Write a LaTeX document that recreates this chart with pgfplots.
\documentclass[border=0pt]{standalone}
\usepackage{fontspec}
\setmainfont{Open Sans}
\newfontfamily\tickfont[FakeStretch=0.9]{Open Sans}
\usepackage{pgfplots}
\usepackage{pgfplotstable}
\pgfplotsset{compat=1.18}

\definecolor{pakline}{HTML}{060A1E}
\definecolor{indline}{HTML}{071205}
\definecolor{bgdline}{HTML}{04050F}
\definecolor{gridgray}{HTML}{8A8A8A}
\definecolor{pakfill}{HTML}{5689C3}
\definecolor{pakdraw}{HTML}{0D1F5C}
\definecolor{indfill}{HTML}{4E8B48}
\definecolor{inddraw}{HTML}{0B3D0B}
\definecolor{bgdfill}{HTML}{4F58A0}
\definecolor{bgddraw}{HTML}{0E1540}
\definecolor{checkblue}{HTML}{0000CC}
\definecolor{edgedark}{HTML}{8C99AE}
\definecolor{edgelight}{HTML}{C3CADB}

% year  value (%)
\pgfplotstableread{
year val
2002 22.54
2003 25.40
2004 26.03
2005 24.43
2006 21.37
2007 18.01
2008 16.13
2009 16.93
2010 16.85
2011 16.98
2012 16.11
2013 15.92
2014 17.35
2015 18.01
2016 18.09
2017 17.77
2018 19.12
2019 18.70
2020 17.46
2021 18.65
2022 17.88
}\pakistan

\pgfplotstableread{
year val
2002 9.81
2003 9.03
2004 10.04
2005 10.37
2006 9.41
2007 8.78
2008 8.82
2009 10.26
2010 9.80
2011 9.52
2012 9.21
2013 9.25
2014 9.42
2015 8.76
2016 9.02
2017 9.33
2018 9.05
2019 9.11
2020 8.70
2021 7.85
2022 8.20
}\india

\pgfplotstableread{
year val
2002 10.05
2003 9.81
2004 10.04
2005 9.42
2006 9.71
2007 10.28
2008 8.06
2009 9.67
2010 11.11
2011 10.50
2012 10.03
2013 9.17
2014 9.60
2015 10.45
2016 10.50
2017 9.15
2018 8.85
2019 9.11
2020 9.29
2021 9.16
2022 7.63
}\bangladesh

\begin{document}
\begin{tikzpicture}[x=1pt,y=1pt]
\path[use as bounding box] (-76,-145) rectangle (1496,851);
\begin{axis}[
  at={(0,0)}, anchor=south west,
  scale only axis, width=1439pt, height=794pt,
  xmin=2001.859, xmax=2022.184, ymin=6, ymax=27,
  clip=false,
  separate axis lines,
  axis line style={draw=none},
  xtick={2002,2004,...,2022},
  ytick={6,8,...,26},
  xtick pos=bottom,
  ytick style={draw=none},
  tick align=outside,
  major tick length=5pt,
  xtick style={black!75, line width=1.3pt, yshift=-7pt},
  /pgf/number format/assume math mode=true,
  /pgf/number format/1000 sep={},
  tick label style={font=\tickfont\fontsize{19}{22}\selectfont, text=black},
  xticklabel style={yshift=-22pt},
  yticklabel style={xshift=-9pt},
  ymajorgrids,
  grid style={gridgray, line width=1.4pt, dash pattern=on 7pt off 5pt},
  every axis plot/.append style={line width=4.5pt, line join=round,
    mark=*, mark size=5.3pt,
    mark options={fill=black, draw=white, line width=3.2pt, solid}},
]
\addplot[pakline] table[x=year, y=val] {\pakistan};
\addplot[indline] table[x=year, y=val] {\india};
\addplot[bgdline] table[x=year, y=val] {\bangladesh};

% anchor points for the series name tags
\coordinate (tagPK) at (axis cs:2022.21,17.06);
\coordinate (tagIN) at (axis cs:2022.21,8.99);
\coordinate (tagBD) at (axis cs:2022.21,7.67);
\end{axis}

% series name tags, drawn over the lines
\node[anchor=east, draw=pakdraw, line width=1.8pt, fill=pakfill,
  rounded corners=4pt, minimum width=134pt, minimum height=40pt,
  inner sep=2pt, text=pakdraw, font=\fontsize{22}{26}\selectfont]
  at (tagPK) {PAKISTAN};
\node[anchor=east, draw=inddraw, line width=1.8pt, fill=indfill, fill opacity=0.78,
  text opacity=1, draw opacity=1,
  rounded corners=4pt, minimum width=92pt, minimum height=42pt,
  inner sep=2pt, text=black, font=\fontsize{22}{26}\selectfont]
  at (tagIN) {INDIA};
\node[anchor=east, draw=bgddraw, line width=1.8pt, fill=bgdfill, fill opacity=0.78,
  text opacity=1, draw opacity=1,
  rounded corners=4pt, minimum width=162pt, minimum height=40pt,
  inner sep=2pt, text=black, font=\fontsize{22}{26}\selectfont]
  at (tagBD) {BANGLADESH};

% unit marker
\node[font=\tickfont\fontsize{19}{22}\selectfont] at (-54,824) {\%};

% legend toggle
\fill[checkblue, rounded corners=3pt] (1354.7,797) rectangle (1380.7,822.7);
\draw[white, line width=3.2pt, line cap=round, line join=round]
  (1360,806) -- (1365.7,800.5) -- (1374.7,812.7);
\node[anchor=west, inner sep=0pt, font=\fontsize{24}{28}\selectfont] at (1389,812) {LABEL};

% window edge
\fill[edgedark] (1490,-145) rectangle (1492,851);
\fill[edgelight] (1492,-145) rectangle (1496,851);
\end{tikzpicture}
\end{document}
• • • •
Please output the entire listing exactly as it stands.

Write a LaTeX document that recreates this chart with pgfplots.
\documentclass[border=0pt]{standalone}
\usepackage{fontspec}
\setmainfont{Open Sans}
\newfontfamily\tickfont[FakeStretch=0.9]{Open Sans}
\usepackage{pgfplots}
\usepackage{pgfplotstable}
\pgfplotsset{compat=1.18}

\definecolor{pakline}{HTML}{060A1E}
\definecolor{indline}{HTML}{071205}
\definecolor{bgdline}{HTML}{04050F}
\definecolor{gridgray}{HTML}{8A8A8A}
\definecolor{pakfill}{HTML}{5689C3}
\definecolor{pakdraw}{HTML}{0D1F5C}
\definecolor{indfill}{HTML}{4E8B48}
\definecolor{inddraw}{HTML}{0B3D0B}
\definecolor{bgdfill}{HTML}{4F58A0}
\definecolor{bgddraw}{HTML}{0E1540}
\definecolor{checkblue}{HTML}{0000CC}
\definecolor{edgedark}{HTML}{8C99AE}
\definecolor{edgelight}{HTML}{C3CADB}

% year  value (%)
\pgfplotstableread{
year val
2002 22.54
2003 25.40
2004 26.03
2005 24.43
2006 21.37
2007 18.01
2008 16.13
2009 16.93
2010 16.85
2011 16.98
2012 16.11
2013 15.92
2014 17.35
2015 18.01
2016 18.09
2017 17.77
2018 19.12
2019 18.70
2020 17.46
2021 18.65
2022 17.88
}\pakistan

\pgfplotstableread{
year val
2002 9.81
2003 9.03
2004 10.04
2005 10.37
2006 9.41
2007 8.78
2008 8.82
2009 10.26
2010 9.80
2011 9.52
2012 9.21
2013 9.25
2014 9.42
2015 8.76
2016 9.02
2017 9.33
2018 9.05
2019 9.11
2020 8.70
2021 7.85
2022 8.20
}\india

\pgfplotstableread{
year val
2002 10.05
2003 9.81
2004 10.04
2005 9.42
2006 9.71
2007 10.28
2008 8.06
2009 9.67
2010 11.11
2011 10.50
2012 10.03
2013 9.17
2014 9.60
2015 10.45
2016 10.50
2017 9.15
2018 8.85
2019 9.11
2020 9.29
2021 9.16
2022 7.63
}\bangladesh

\begin{document}
\begin{tikzpicture}[x=1pt,y=1pt]
\path[use as bounding box] (-76,-145) rectangle (1496,851);
\begin{axis}[
  at={(0,0)}, anchor=south west,
  scale only axis, width=1439pt, height=794pt,
  xmin=2001.859, xmax=2022.184, ymin=6, ymax=27,
  clip=false,
  separate axis lines,
  axis line style={draw=none},
  xtick={2002,2004,...,2022},
  ytick={6,8,...,26},
  xtick pos=bottom,
  ytick style={draw=none},
  tick align=outside,
  major tick length=5pt,
  xtick style={black!75, line width=1.3pt, yshift=-7pt},
  /pgf/number format/assume math mode=true,
  /pgf/number format/1000 sep={},
  tick label style={font=\tickfont\fontsize{19}{22}\selectfont, text=black},
  xticklabel style={yshift=-22pt},
  yticklabel style={xshift=-9pt},
  ymajorgrids,
  grid style={gridgray, line width=1.4pt, dash pattern=on 7pt off 5pt},
  every axis plot/.append style={line width=4.5pt, line join=round,
    mark=*, mark size=5.3pt,
    mark options={fill=black, draw=white, line width=3.2pt, solid}},
]
\addplot[pakline] table[x=year, y=val] {\pakistan};
\addplot[indline] table[x=year, y=val] {\india};
\addplot[bgdline] table[x=year, y=val] {\bangladesh};

% anchor points for the series name tags
\coordinate (tagPK) at (axis cs:2022.21,17.06);
\coordinate (tagIN) at (axis cs:2022.21,8.99);
\coordinate (tagBD) at (axis cs:2022.21,7.67);
\end{axis}

% series name tags, drawn over the lines
\node[anchor=east, draw=pakdraw, line width=1.8pt, fill=pakfill,
  rounded corners=4pt, minimum width=134pt, minimum height=40pt,
  inner sep=2pt, text=pakdraw, font=\fontsize{22}{26}\selectfont]
  at (tagPK) {PAKISTAN};
\node[anchor=east, draw=inddraw, line width=1.8pt, fill=indfill, fill opacity=0.78,
  text opacity=1, draw opacity=1,
  rounded corners=4pt, minimum width=92pt, minimum height=42pt,
  inner sep=2pt, text=black, font=\fontsize{22}{26}\selectfont]
  at (tagIN) {INDIA};
\node[anchor=east, draw=bgddraw, line width=1.8pt, fill=bgdfill, fill opacity=0.78,
  text opacity=1, draw opacity=1,
  rounded corners=4pt, minimum width=162pt, minimum height=40pt,
  inner sep=2pt, text=black, font=\fontsize{22}{26}\selectfont]
  at (tagBD) {BANGLADESH};

% unit marker
\node[font=\tickfont\fontsize{19}{22}\selectfont] at (-54,824) {\%};

% legend toggle
\fill[checkblue, rounded corners=3pt] (1354.7,797) rectangle (1380.7,822.7);
\draw[white, line width=3.2pt, line cap=round, line join=round]
  (1360,806) -- (1365.7,800.5) -- (1374.7,812.7);
\node[anchor=west, inner sep=0pt, font=\fontsize{24}{28}\selectfont] at (1389,812) {LABEL};

% window edge
\fill[edgedark] (1490,-145) rectangle (1492,851);
\fill[edgelight] (1492,-145) rectangle (1496,851);
\end{tikzpicture}
\end{document}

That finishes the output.